▶ [Job]:
Without including any images, repeat the data exactly.
## Begin Data section
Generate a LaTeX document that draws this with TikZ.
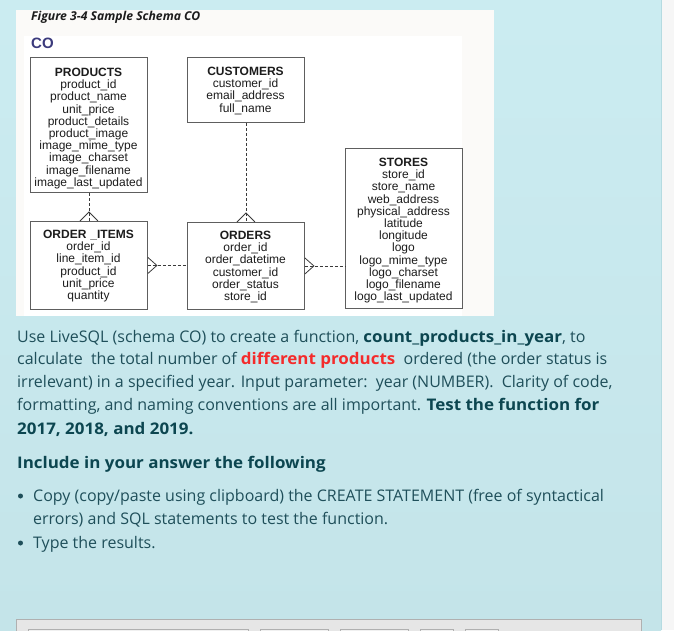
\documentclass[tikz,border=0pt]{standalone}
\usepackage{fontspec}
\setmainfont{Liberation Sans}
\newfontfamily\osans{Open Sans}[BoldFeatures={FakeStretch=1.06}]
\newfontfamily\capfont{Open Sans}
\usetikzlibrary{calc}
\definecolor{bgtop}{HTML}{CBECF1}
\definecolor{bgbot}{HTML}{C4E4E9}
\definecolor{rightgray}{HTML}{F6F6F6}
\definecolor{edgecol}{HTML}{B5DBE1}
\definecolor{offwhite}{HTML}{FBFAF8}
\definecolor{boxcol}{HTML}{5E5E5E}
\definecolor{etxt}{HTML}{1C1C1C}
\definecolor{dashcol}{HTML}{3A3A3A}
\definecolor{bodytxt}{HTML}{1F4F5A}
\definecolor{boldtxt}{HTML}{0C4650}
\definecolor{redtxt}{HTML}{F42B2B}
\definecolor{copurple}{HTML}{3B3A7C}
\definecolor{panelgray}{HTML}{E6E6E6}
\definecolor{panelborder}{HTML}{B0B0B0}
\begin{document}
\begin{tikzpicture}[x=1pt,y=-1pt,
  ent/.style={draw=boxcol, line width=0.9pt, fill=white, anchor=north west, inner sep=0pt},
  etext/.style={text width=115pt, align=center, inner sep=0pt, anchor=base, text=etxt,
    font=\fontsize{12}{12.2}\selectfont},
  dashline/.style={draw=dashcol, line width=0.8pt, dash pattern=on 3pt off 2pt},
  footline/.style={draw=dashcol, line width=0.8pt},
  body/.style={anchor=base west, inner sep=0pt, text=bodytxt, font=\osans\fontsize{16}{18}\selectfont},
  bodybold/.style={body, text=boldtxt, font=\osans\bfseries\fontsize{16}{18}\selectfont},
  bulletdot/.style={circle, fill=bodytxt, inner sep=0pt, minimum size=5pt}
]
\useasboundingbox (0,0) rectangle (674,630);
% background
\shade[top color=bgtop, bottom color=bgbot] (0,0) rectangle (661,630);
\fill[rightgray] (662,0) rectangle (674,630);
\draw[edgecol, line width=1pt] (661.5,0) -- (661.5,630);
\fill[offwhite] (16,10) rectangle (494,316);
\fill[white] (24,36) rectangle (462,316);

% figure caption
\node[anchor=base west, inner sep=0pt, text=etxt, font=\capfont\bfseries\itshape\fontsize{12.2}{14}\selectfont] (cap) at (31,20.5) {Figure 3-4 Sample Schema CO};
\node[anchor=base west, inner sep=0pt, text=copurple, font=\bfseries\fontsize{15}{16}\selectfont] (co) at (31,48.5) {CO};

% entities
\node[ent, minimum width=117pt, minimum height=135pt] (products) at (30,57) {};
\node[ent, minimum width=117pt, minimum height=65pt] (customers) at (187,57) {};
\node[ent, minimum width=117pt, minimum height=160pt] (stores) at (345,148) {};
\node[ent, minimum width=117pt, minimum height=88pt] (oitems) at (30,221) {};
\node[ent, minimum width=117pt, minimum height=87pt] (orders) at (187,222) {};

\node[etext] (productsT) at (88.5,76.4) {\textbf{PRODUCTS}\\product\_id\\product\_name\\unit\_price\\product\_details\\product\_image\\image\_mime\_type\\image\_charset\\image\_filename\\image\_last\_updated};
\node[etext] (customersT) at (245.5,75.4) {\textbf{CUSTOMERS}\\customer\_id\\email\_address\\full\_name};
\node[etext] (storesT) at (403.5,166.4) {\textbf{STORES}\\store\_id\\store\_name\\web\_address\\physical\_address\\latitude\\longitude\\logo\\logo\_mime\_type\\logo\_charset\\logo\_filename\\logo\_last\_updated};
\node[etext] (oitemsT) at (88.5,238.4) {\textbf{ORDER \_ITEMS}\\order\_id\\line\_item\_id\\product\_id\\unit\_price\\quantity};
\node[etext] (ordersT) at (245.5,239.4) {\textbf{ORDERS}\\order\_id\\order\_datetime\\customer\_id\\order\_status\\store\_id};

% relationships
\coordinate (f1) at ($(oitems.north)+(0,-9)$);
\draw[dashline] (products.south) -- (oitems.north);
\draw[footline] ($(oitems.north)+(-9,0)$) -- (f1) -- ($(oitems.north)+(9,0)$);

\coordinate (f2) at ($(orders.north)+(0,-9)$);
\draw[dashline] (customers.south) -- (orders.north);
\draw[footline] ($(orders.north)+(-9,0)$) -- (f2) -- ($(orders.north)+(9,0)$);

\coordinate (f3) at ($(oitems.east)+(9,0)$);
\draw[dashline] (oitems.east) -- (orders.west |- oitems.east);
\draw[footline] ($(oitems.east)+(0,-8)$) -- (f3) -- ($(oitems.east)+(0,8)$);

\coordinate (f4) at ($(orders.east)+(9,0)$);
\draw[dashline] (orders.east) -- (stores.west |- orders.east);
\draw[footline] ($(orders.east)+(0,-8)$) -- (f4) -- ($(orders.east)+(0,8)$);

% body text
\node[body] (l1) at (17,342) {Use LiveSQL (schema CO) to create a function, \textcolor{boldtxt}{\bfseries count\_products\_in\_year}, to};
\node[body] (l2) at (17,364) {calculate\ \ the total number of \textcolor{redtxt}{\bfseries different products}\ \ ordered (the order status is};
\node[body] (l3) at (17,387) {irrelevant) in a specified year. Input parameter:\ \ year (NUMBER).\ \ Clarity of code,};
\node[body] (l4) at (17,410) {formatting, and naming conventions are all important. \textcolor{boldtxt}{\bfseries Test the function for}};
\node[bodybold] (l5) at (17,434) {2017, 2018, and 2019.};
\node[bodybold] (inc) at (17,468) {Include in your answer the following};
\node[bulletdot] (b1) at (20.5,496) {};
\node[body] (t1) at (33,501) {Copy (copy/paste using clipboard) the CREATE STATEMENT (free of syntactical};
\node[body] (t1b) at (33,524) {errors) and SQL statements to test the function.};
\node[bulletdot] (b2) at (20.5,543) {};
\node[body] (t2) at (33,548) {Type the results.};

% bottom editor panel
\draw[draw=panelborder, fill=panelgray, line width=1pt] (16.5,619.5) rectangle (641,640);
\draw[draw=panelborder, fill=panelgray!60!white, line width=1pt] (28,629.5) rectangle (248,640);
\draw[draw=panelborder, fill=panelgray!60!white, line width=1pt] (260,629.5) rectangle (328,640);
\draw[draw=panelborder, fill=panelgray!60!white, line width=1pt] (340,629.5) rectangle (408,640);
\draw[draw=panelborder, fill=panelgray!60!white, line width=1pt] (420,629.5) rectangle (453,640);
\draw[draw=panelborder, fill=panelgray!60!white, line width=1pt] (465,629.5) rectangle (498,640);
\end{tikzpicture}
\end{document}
## End Data section
▶ [Answer]:
Generate a LaTeX document that draws this with TikZ.
\documentclass[tikz,border=0pt]{standalone}
\usepackage{fontspec}
\setmainfont{Liberation Sans}
\newfontfamily\osans{Open Sans}[BoldFeatures={FakeStretch=1.06}]
\newfontfamily\capfont{Open Sans}
\usetikzlibrary{calc}
\definecolor{bgtop}{HTML}{CBECF1}
\definecolor{bgbot}{HTML}{C4E4E9}
\definecolor{rightgray}{HTML}{F6F6F6}
\definecolor{edgecol}{HTML}{B5DBE1}
\definecolor{offwhite}{HTML}{FBFAF8}
\definecolor{boxcol}{HTML}{5E5E5E}
\definecolor{etxt}{HTML}{1C1C1C}
\definecolor{dashcol}{HTML}{3A3A3A}
\definecolor{bodytxt}{HTML}{1F4F5A}
\definecolor{boldtxt}{HTML}{0C4650}
\definecolor{redtxt}{HTML}{F42B2B}
\definecolor{copurple}{HTML}{3B3A7C}
\definecolor{panelgray}{HTML}{E6E6E6}
\definecolor{panelborder}{HTML}{B0B0B0}
\begin{document}
\begin{tikzpicture}[x=1pt,y=-1pt,
  ent/.style={draw=boxcol, line width=0.9pt, fill=white, anchor=north west, inner sep=0pt},
  etext/.style={text width=115pt, align=center, inner sep=0pt, anchor=base, text=etxt,
    font=\fontsize{12}{12.2}\selectfont},
  dashline/.style={draw=dashcol, line width=0.8pt, dash pattern=on 3pt off 2pt},
  footline/.style={draw=dashcol, line width=0.8pt},
  body/.style={anchor=base west, inner sep=0pt, text=bodytxt, font=\osans\fontsize{16}{18}\selectfont},
  bodybold/.style={body, text=boldtxt, font=\osans\bfseries\fontsize{16}{18}\selectfont},
  bulletdot/.style={circle, fill=bodytxt, inner sep=0pt, minimum size=5pt}
]
\useasboundingbox (0,0) rectangle (674,630);
% background
\shade[top color=bgtop, bottom color=bgbot] (0,0) rectangle (661,630);
\fill[rightgray] (662,0) rectangle (674,630);
\draw[edgecol, line width=1pt] (661.5,0) -- (661.5,630);
\fill[offwhite] (16,10) rectangle (494,316);
\fill[white] (24,36) rectangle (462,316);

% figure caption
\node[anchor=base west, inner sep=0pt, text=etxt, font=\capfont\bfseries\itshape\fontsize{12.2}{14}\selectfont] (cap) at (31,20.5) {Figure 3-4 Sample Schema CO};
\node[anchor=base west, inner sep=0pt, text=copurple, font=\bfseries\fontsize{15}{16}\selectfont] (co) at (31,48.5) {CO};

% entities
\node[ent, minimum width=117pt, minimum height=135pt] (products) at (30,57) {};
\node[ent, minimum width=117pt, minimum height=65pt] (customers) at (187,57) {};
\node[ent, minimum width=117pt, minimum height=160pt] (stores) at (345,148) {};
\node[ent, minimum width=117pt, minimum height=88pt] (oitems) at (30,221) {};
\node[ent, minimum width=117pt, minimum height=87pt] (orders) at (187,222) {};

\node[etext] (productsT) at (88.5,76.4) {\textbf{PRODUCTS}\\product\_id\\product\_name\\unit\_price\\product\_details\\product\_image\\image\_mime\_type\\image\_charset\\image\_filename\\image\_last\_updated};
\node[etext] (customersT) at (245.5,75.4) {\textbf{CUSTOMERS}\\customer\_id\\email\_address\\full\_name};
\node[etext] (storesT) at (403.5,166.4) {\textbf{STORES}\\store\_id\\store\_name\\web\_address\\physical\_address\\latitude\\longitude\\logo\\logo\_mime\_type\\logo\_charset\\logo\_filename\\logo\_last\_updated};
\node[etext] (oitemsT) at (88.5,238.4) {\textbf{ORDER \_ITEMS}\\order\_id\\line\_item\_id\\product\_id\\unit\_price\\quantity};
\node[etext] (ordersT) at (245.5,239.4) {\textbf{ORDERS}\\order\_id\\order\_datetime\\customer\_id\\order\_status\\store\_id};

% relationships
\coordinate (f1) at ($(oitems.north)+(0,-9)$);
\draw[dashline] (products.south) -- (oitems.north);
\draw[footline] ($(oitems.north)+(-9,0)$) -- (f1) -- ($(oitems.north)+(9,0)$);

\coordinate (f2) at ($(orders.north)+(0,-9)$);
\draw[dashline] (customers.south) -- (orders.north);
\draw[footline] ($(orders.north)+(-9,0)$) -- (f2) -- ($(orders.north)+(9,0)$);

\coordinate (f3) at ($(oitems.east)+(9,0)$);
\draw[dashline] (oitems.east) -- (orders.west |- oitems.east);
\draw[footline] ($(oitems.east)+(0,-8)$) -- (f3) -- ($(oitems.east)+(0,8)$);

\coordinate (f4) at ($(orders.east)+(9,0)$);
\draw[dashline] (orders.east) -- (stores.west |- orders.east);
\draw[footline] ($(orders.east)+(0,-8)$) -- (f4) -- ($(orders.east)+(0,8)$);

% body text
\node[body] (l1) at (17,342) {Use LiveSQL (schema CO) to create a function, \textcolor{boldtxt}{\bfseries count\_products\_in\_year}, to};
\node[body] (l2) at (17,364) {calculate\ \ the total number of \textcolor{redtxt}{\bfseries different products}\ \ ordered (the order status is};
\node[body] (l3) at (17,387) {irrelevant) in a specified year. Input parameter:\ \ year (NUMBER).\ \ Clarity of code,};
\node[body] (l4) at (17,410) {formatting, and naming conventions are all important. \textcolor{boldtxt}{\bfseries Test the function for}};
\node[bodybold] (l5) at (17,434) {2017, 2018, and 2019.};
\node[bodybold] (inc) at (17,468) {Include in your answer the following};
\node[bulletdot] (b1) at (20.5,496) {};
\node[body] (t1) at (33,501) {Copy (copy/paste using clipboard) the CREATE STATEMENT (free of syntactical};
\node[body] (t1b) at (33,524) {errors) and SQL statements to test the function.};
\node[bulletdot] (b2) at (20.5,543) {};
\node[body] (t2) at (33,548) {Type the results.};

% bottom editor panel
\draw[draw=panelborder, fill=panelgray, line width=1pt] (16.5,619.5) rectangle (641,640);
\draw[draw=panelborder, fill=panelgray!60!white, line width=1pt] (28,629.5) rectangle (248,640);
\draw[draw=panelborder, fill=panelgray!60!white, line width=1pt] (260,629.5) rectangle (328,640);
\draw[draw=panelborder, fill=panelgray!60!white, line width=1pt] (340,629.5) rectangle (408,640);
\draw[draw=panelborder, fill=panelgray!60!white, line width=1pt] (420,629.5) rectangle (453,640);
\draw[draw=panelborder, fill=panelgray!60!white, line width=1pt] (465,629.5) rectangle (498,640);
\end{tikzpicture}
\end{document}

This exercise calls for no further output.